Later IKG–documents show that the Women’s Charity Association paid into the fund for poor relief as did the IKG and the Chevra Kadisha. The donations were used to support needy community members as well as perambulating Jews. Point of contact for the poor and needy was once again Samuel Mandl’s shoe store on Kremsergasse where those moneys were awaiting distribution. Samuel Mandl’s son Franz continued this tradition – both were also active members of the IKG. Zwi Gol remembers: "All who passed through went to see him."

As regards the funding of the Torah shrine, the Women’s Charity Association proudly presented itself in German with Hebrew script: "donated by the Women’s Association St. Pölten".

Association of Jewish Front Line Soldiers and Women's Group

In January 1935, former Jewish soldiers from the First World War founded the Association of Jewish Front Line Soldiers, chapter St. Pölten. This Association was the largest Jewish organisation above party lines in Austria. Its ambition was the resistance against anti-Semitism and the defence of Jewish honour. The contributions of Jewish soldiers during World War One were a particular focus point.

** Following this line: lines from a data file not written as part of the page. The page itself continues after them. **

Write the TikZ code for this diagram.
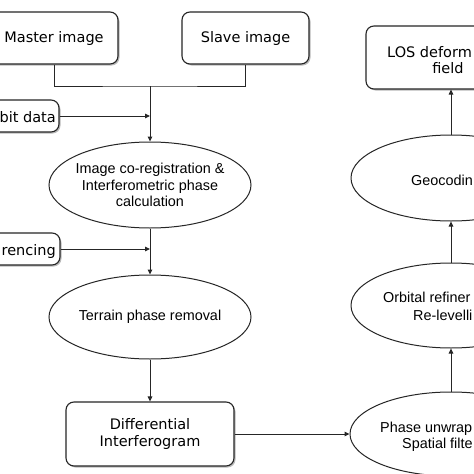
\documentclass[tikz,border=0pt]{standalone}
\usepackage{fontspec}
\setmainfont{DejaVu Sans}
\newfontfamily\arialf{Liberation Sans}
\usetikzlibrary{shapes.geometric,arrows.meta,shadows}
\begin{document}
\begin{tikzpicture}[x=1pt,y=-1pt,
  box/.style={draw=black!85, line width=1.1pt, rounded corners=8pt, fill=white,
    drop shadow={shadow xshift=1.5pt, shadow yshift=-1.5pt, fill=black!45, opacity=0.6},
    inner sep=0pt, font=\fontsize{14.5}{16.5}\selectfont, align=center},
  ell/.style={draw=black!85, line width=1pt, ellipse, fill=white, inner sep=0pt},
  etxt/.style={inner sep=0pt, font=\arialf\fontsize{14.4}{16.5}\selectfont, align=center},
  lbl/.style={inner sep=0pt, font=\fontsize{14.5}{16.5}\selectfont},
  elbl/.style={inner sep=0pt, font=\arialf\fontsize{14.4}{16.5}\selectfont},
  arr/.style={draw=black!85, line width=1pt, -{Triangle[length=5pt,width=4.5pt]}},
  con/.style={draw=black!85, line width=1pt}]
\useasboundingbox (0,0) rectangle (474,474);
\clip (0,0) rectangle (474,474);
\fill[white] (0,0) rectangle (474,474);

% left column
\node[box, minimum width=128pt, minimum height=52pt] (master) at (54,38) {Master image};
\node[box, minimum width=127pt, minimum height=52pt] (slave) at (245.5,38) {Slave image};
\coordinate (j) at (150,86);
\node[box, minimum width=130pt, minimum height=32pt] (orbit) at (-6,116) {};
\node[lbl, anchor=base east] (orbitt) at (56,122) {bit data};
\node[ell, minimum width=202pt, minimum height=86pt] (e1) at (150,185) {};
\node[etxt] (e1t) at (e1) {Image co-registration \&\\Interferometric phase\\calculation};
\node[box, minimum width=130pt, minimum height=32pt] (ref) at (-5,249) {};
\node[lbl, anchor=base east] (reft) at (56,255) {rencing};
\node[ell, minimum width=202pt, minimum height=84pt] (e2) at (150,317) {};
\node[etxt] (e2t) at (e2) {Terrain phase removal};
\node[box, minimum width=168pt, minimum height=64pt] (diff) at (150,434) {Differential\\Interferogram};

% right column
\node[ell, minimum width=202pt, minimum height=84pt] (pu) at (451,434) {};
\node[elbl, anchor=base west] (put1) at (380,432) {Phase unwrap};
\node[elbl, anchor=base west] (put2) at (402,448) {Spatial filte};
\node[ell, minimum width=200pt, minimum height=85pt] (orb) at (451,305.5) {};
\node[elbl, anchor=base west] (orbt1) at (383,302) {Orbital refiner};
\node[elbl, anchor=base west] (orbt2) at (413,320) {Re-levelli};
\node[ell, minimum width=200pt, minimum height=86pt] (geo) at (451,178) {};
\node[elbl, anchor=base west] (geot) at (411,185) {Geocodin};
\node[box, minimum width=170pt, minimum height=63pt] (los) at (451,57.5) {};
\node[lbl, anchor=base west] (lost1) at (387,57) {LOS deform};
\node[lbl, anchor=base] (lost2) at (448,73) {field};

% connectors
\draw[con] (master.south) |- (j) -| (slave.south);
\draw[arr] (j) -- (e1.north);
\draw[arr] (orbit.east) -- (orbit.east -| j);
\draw[arr] (e1.south) -- (e2.north);
\draw[arr] (ref.east) -- (ref.east -| j);
\draw[arr] (e2.south) -- (diff.north);
\draw[arr] (diff.east) -- (pu.west);
\draw[arr] (pu.north) -- (orb.south);
\draw[arr] (orb.north) -- (geo.south);
\draw[arr] (geo.north) -- (los.south);
\end{tikzpicture}
\end{document}
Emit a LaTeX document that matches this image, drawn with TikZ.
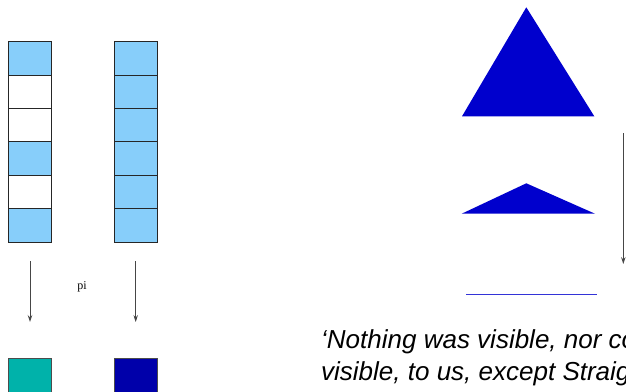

"I mainly had to work with the youth group. I looked after the little ones. I myself was not a grown-up either; I was about 16, 17. Each Sunday I brought together the 11- and 12-year olds, they were a particularly good group. We went hiking every Sunday, always together, and all of them came. The group was particularly good because all of them came and because they were good they all came. That was really an impression. And most of that group did eventually save themselves" (Zwi Gol, formerly Hermann Hahn).

Sports club Makkabi

Once Jewish children had become victims of anti-Semitic attacks in public sports associations, the Jewish community founded its own sports association, Makkabi. Under the watchful eyes of their president Julius Körner, approximately 30 children and youths went in for sports.